WHAT THE TASK REQUIRES: Exactly the lines from the line with "Write the Apache ECharts code for this chart." to the line with "92.5, 95, 97.5];" should be extracted, both included, with no other lines.

INFORMATION SUPPLIED:
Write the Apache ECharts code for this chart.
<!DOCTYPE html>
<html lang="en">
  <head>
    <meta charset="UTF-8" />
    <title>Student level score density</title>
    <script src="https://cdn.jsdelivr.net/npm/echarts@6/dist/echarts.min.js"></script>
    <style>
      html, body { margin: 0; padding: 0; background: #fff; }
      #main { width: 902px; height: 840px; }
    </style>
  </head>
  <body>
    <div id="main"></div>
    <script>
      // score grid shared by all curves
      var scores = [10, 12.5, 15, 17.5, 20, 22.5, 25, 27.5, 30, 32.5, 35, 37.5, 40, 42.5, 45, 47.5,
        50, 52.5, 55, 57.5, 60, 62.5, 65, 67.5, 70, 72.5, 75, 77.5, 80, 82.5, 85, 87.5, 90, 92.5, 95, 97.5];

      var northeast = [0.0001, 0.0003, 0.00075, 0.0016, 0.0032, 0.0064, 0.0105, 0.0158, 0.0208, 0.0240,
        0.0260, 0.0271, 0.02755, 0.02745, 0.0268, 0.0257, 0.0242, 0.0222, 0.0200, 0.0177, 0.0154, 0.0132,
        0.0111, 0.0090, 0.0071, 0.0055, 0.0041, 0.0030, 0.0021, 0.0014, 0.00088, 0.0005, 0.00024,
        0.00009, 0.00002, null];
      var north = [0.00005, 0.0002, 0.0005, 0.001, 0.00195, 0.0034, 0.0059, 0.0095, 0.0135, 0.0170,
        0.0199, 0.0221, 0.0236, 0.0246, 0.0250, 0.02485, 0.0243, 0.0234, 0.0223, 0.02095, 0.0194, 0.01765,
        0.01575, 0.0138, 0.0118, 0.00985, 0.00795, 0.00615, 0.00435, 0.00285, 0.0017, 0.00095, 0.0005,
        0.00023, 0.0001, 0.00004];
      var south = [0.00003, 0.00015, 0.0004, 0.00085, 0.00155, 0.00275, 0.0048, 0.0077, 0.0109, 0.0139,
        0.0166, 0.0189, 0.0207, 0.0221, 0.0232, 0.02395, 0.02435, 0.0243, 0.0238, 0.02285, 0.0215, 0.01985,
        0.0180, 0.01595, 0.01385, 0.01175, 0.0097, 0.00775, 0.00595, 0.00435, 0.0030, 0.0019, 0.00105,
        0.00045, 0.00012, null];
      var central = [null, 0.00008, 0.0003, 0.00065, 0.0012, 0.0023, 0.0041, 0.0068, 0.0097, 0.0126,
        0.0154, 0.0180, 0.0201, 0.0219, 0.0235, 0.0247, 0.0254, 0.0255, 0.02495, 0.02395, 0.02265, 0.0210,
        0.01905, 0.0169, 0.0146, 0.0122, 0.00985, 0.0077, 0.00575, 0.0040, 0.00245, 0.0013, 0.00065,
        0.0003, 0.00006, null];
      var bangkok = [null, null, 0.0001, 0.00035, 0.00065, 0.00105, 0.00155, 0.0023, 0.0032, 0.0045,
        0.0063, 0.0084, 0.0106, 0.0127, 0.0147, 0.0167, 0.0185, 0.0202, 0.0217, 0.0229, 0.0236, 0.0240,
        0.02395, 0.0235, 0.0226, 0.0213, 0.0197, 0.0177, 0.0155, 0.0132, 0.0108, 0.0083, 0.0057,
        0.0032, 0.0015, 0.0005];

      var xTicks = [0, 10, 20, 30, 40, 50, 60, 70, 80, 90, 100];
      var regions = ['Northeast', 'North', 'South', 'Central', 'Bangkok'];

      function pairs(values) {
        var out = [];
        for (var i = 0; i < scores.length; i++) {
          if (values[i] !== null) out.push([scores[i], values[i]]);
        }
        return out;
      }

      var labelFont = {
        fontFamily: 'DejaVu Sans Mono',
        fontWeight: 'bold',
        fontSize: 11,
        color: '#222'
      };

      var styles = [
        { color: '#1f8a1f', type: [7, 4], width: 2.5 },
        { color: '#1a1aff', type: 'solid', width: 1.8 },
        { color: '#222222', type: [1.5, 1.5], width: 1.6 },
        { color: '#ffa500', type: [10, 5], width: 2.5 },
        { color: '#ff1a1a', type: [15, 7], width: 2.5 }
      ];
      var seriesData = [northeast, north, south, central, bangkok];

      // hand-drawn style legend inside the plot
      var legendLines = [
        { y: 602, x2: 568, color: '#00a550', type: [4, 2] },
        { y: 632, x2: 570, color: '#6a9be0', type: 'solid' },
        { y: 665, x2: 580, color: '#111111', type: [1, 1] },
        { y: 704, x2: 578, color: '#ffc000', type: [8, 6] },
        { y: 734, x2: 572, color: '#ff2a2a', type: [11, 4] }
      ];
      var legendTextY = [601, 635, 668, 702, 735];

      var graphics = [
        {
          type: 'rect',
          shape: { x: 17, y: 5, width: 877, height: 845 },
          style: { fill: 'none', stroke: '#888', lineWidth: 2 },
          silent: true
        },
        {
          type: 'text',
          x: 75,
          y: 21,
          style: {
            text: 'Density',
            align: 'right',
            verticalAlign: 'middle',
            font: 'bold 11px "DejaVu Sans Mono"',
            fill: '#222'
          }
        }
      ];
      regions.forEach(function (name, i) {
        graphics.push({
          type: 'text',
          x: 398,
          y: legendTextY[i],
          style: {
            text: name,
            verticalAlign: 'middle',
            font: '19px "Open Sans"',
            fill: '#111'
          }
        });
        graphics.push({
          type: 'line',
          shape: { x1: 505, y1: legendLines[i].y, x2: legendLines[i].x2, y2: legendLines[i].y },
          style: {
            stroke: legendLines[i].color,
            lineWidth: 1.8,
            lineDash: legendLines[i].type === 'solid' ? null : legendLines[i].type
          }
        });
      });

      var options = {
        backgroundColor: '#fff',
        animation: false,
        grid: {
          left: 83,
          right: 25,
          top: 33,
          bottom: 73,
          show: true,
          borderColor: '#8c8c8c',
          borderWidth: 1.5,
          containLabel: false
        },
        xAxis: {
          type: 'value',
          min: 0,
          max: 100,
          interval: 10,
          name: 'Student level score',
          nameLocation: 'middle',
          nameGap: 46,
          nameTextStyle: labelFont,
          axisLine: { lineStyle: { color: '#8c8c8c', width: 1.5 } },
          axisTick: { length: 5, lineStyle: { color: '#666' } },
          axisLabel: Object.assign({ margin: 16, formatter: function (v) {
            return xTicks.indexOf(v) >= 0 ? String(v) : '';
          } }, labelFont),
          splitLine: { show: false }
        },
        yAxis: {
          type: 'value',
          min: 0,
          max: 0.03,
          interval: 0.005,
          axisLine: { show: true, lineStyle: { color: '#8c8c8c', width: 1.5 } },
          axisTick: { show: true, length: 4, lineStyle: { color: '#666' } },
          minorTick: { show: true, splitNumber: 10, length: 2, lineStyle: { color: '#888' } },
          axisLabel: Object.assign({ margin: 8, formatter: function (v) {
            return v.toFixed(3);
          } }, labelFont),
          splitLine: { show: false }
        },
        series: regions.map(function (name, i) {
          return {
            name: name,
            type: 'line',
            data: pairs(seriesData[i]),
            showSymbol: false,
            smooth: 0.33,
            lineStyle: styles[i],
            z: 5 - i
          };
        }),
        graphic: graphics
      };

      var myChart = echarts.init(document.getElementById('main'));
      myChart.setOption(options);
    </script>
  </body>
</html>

--

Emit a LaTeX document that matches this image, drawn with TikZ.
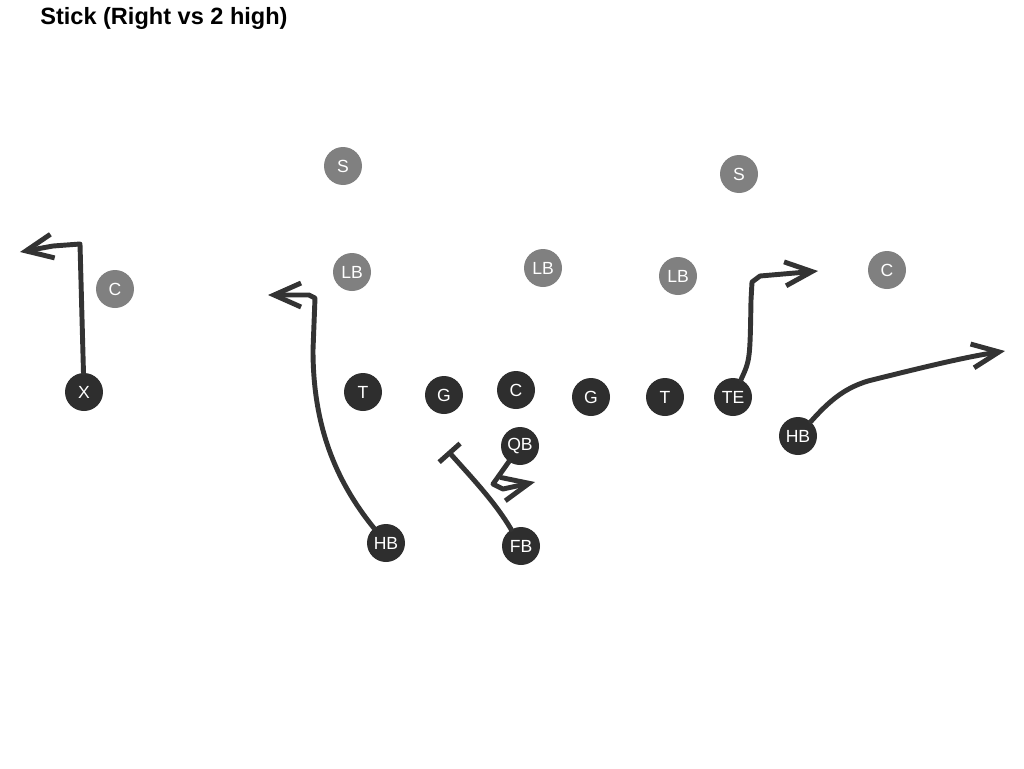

CORRECT RESULT:
Write the Apache ECharts code for this chart.
<!DOCTYPE html>
<html lang="en">
  <head>
    <meta charset="UTF-8" />
    <title>Student level score density</title>
    <script src="https://cdn.jsdelivr.net/npm/echarts@6/dist/echarts.min.js"></script>
    <style>
      html, body { margin: 0; padding: 0; background: #fff; }
      #main { width: 902px; height: 840px; }
    </style>
  </head>
  <body>
    <div id="main"></div>
    <script>
      // score grid shared by all curves
      var scores = [10, 12.5, 15, 17.5, 20, 22.5, 25, 27.5, 30, 32.5, 35, 37.5, 40, 42.5, 45, 47.5,
        50, 52.5, 55, 57.5, 60, 62.5, 65, 67.5, 70, 72.5, 75, 77.5, 80, 82.5, 85, 87.5, 90, 92.5, 95, 97.5];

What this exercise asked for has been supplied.